Given request: Pictures within the data are to be left out; everything else must be reproduced exactly.

Extracted records:
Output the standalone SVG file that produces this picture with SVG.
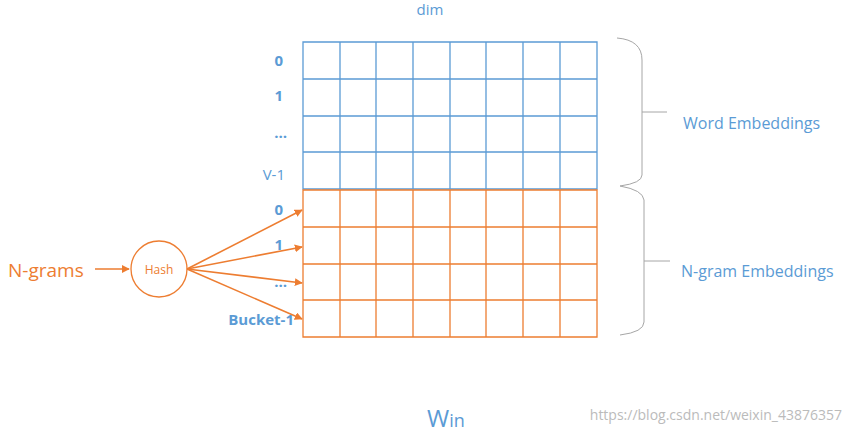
<svg xmlns="http://www.w3.org/2000/svg" width="852" height="435" viewBox="0 0 852 435">
<style>
text{font-family:"Open Sans","Liberation Sans",sans-serif}
.b{fill:#5B9BD5}.o{fill:#ED7D31}
.lab{font-weight:bold;font-size:15px;text-anchor:end}
.gb{stroke:#5B9BD5;stroke-width:1.3;fill:none}
.go{stroke:#ED7D31;stroke-width:1.3;fill:none}
.br{stroke:#A6A6A6;stroke-width:1;fill:none}
.ar{stroke:#ED7D31;stroke-width:1.6;fill:none;marker-end:url(#ah)}
</style>
<defs>
<marker id="ah" viewBox="0 0 10 10" refX="9" refY="5" markerWidth="5" markerHeight="5" orient="auto"><path d="M0,0L10,5L0,10z" fill="#ED7D31"/></marker>
</defs>
<rect width="852" height="435" fill="#fff"/>
<text x="430" y="15" class="b" font-size="15" text-anchor="middle">dim</text>
<g id="word-grid">
<path class="gb" d="M303,42H597V189H303Z M340,42V189 M376,42V189 M413,42V189 M450,42V189 M486,42V189 M523,42V189 M560,42V189 M303,79H597 M303,116H597 M303,152H597"/>
</g>
<g id="ngram-grid">
<path class="go" d="M303,190H597V337H303Z M340,190V337 M376,190V337 M413,190V337 M450,190V337 M486,190V337 M523,190V337 M560,190V337 M303,227H597 M303,264H597 M303,300H597"/>
</g>
<g id="row-labels">
<text x="283" y="66" class="b lab">0</text>
<text x="283" y="101" class="b lab">1</text>
<text x="287" y="138" class="b lab">…</text>
<text x="285" y="180" class="b" font-size="15" text-anchor="end">V-1</text>
<text x="283" y="215" class="b lab">0</text>
<text x="283" y="250" class="b lab">1</text>
<text x="287" y="287" class="b lab">…</text>
<text x="294" y="325" class="b lab">Bucket-1</text>
</g>
<g id="braces">
<path class="br" d="M617,38Q642,40 642,60V175Q642,183 620,186Q643,190 644,200V322Q644,332 620,335"/>
<path class="br" d="M642,112H667 M644,261H670"/>
</g>
<g id="word-emb"><text x="683" y="129" class="b" font-size="16">Word Embeddings</text></g>
<g id="ngram-emb"><text x="681" y="277" class="b" font-size="16">N-gram Embeddings</text></g>
<g id="ngrams"><text x="8" y="277" class="o" font-size="19">N-grams</text></g>
<g id="hash">
<circle cx="159" cy="269" r="28" fill="#fff" stroke="#ED7D31" stroke-width="1.3"/>
<text x="159" y="274" class="o" font-size="12" text-anchor="middle">Hash</text>
</g>
<g id="connectors">
<path class="ar" d="M95,269H129"/>
<path class="ar" d="M187,269L302,210"/>
<path class="ar" d="M187,269L302,247"/>
<path class="ar" d="M187,269L302,283"/>
<path class="ar" d="M187,269L302,319"/>
</g>
<g id="win"><text x="427" y="427" class="b" font-size="24">W<tspan font-size="18">in</tspan></text></g>
<text x="842" y="420" fill="#bbb" font-size="14" text-anchor="end">https://blog.csdn.net/weixin_43876357</text>
</svg>
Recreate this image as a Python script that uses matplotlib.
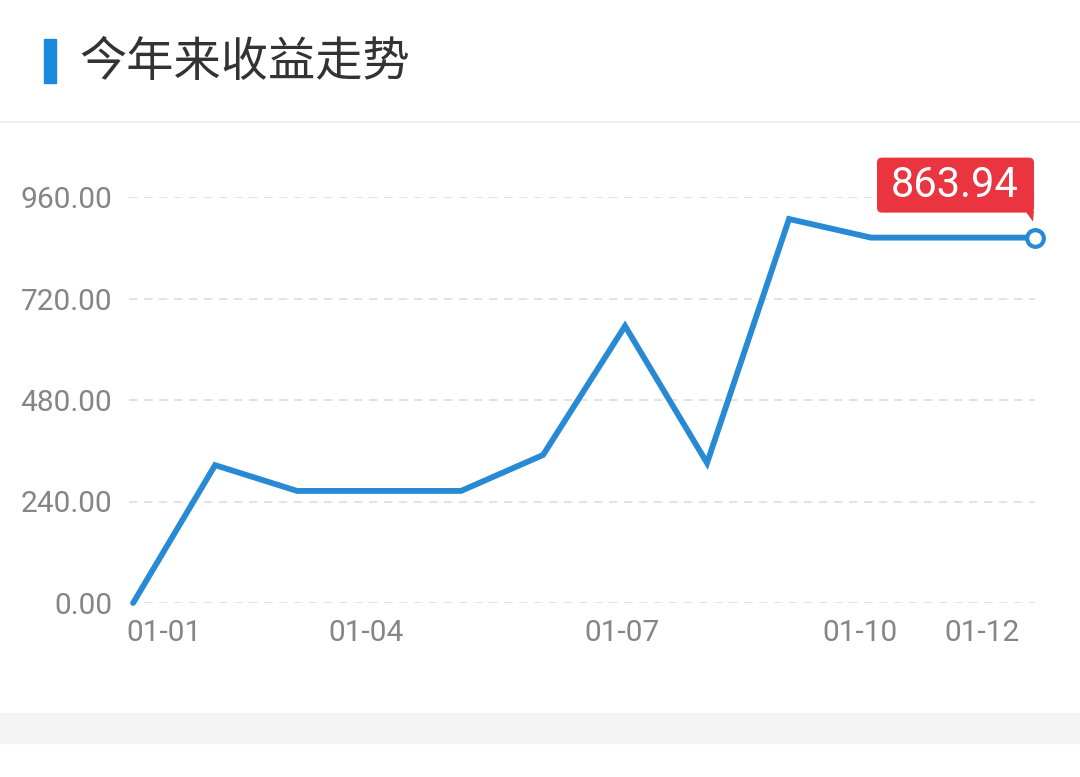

Complete output:
Output the standalone SVG file that produces this picture with SVG.
<svg xmlns="http://www.w3.org/2000/svg" width="852" height="435" viewBox="0 0 852 435">
<style>
text{font-family:"Open Sans","Liberation Sans",sans-serif}
.b{fill:#5B9BD5}.o{fill:#ED7D31}
.lab{font-weight:bold;font-size:15px;text-anchor:end}
.gb{stroke:#5B9BD5;stroke-width:1.3;fill:none}
.go{stroke:#ED7D31;stroke-width:1.3;fill:none}
.br{stroke:#A6A6A6;stroke-width:1;fill:none}
.ar{stroke:#ED7D31;stroke-width:1.6;fill:none;marker-end:url(#ah)}
</style>
<defs>
<marker id="ah" viewBox="0 0 10 10" refX="9" refY="5" markerWidth="5" markerHeight="5" orient="auto"><path d="M0,0L10,5L0,10z" fill="#ED7D31"/></marker>
</defs>
<rect width="852" height="435" fill="#fff"/>
<text x="430" y="15" class="b" font-size="15" text-anchor="middle">dim</text>
<g id="word-grid">
<path class="gb" d="M303,42H597V189H303Z M340,42V189 M376,42V189 M413,42V189 M450,42V189 M486,42V189 M523,42V189 M560,42V189 M303,79H597 M303,116H597 M303,152H597"/>
</g>
<g id="ngram-grid">
<path class="go" d="M303,190H597V337H303Z M340,190V337 M376,190V337 M413,190V337 M450,190V337 M486,190V337 M523,190V337 M560,190V337 M303,227H597 M303,264H597 M303,300H597"/>
</g>
<g id="row-labels">
<text x="283" y="66" class="b lab">0</text>
<text x="283" y="101" class="b lab">1</text>
<text x="287" y="138" class="b lab">…</text>
<text x="285" y="180" class="b" font-size="15" text-anchor="end">V-1</text>
<text x="283" y="215" class="b lab">0</text>
<text x="283" y="250" class="b lab">1</text>
<text x="287" y="287" class="b lab">…</text>
<text x="294" y="325" class="b lab">Bucket-1</text>
</g>
<g id="braces">
<path class="br" d="M617,38Q642,40 642,60V175Q642,183 620,186Q643,190 644,200V322Q644,332 620,335"/>
<path class="br" d="M642,112H667 M644,261H670"/>
</g>
<g id="word-emb"><text x="683" y="129" class="b" font-size="16">Word Embeddings</text></g>
<g id="ngram-emb"><text x="681" y="277" class="b" font-size="16">N-gram Embeddings</text></g>
<g id="ngrams"><text x="8" y="277" class="o" font-size="19">N-grams</text></g>
<g id="hash">
<circle cx="159" cy="269" r="28" fill="#fff" stroke="#ED7D31" stroke-width="1.3"/>
<text x="159" y="274" class="o" font-size="12" text-anchor="middle">Hash</text>
</g>
<g id="connectors">
<path class="ar" d="M95,269H129"/>
<path class="ar" d="M187,269L302,210"/>
<path class="ar" d="M187,269L302,247"/>
<path class="ar" d="M187,269L302,283"/>
<path class="ar" d="M187,269L302,319"/>
</g>
<g id="win"><text x="427" y="427" class="b" font-size="24">W<tspan font-size="18">in</tspan></text></g>
<text x="842" y="420" fill="#bbb" font-size="14" text-anchor="end">https://blog.csdn.net/weixin_43876357</text>
</svg>
Recreate this image as a Python script that uses matplotlib.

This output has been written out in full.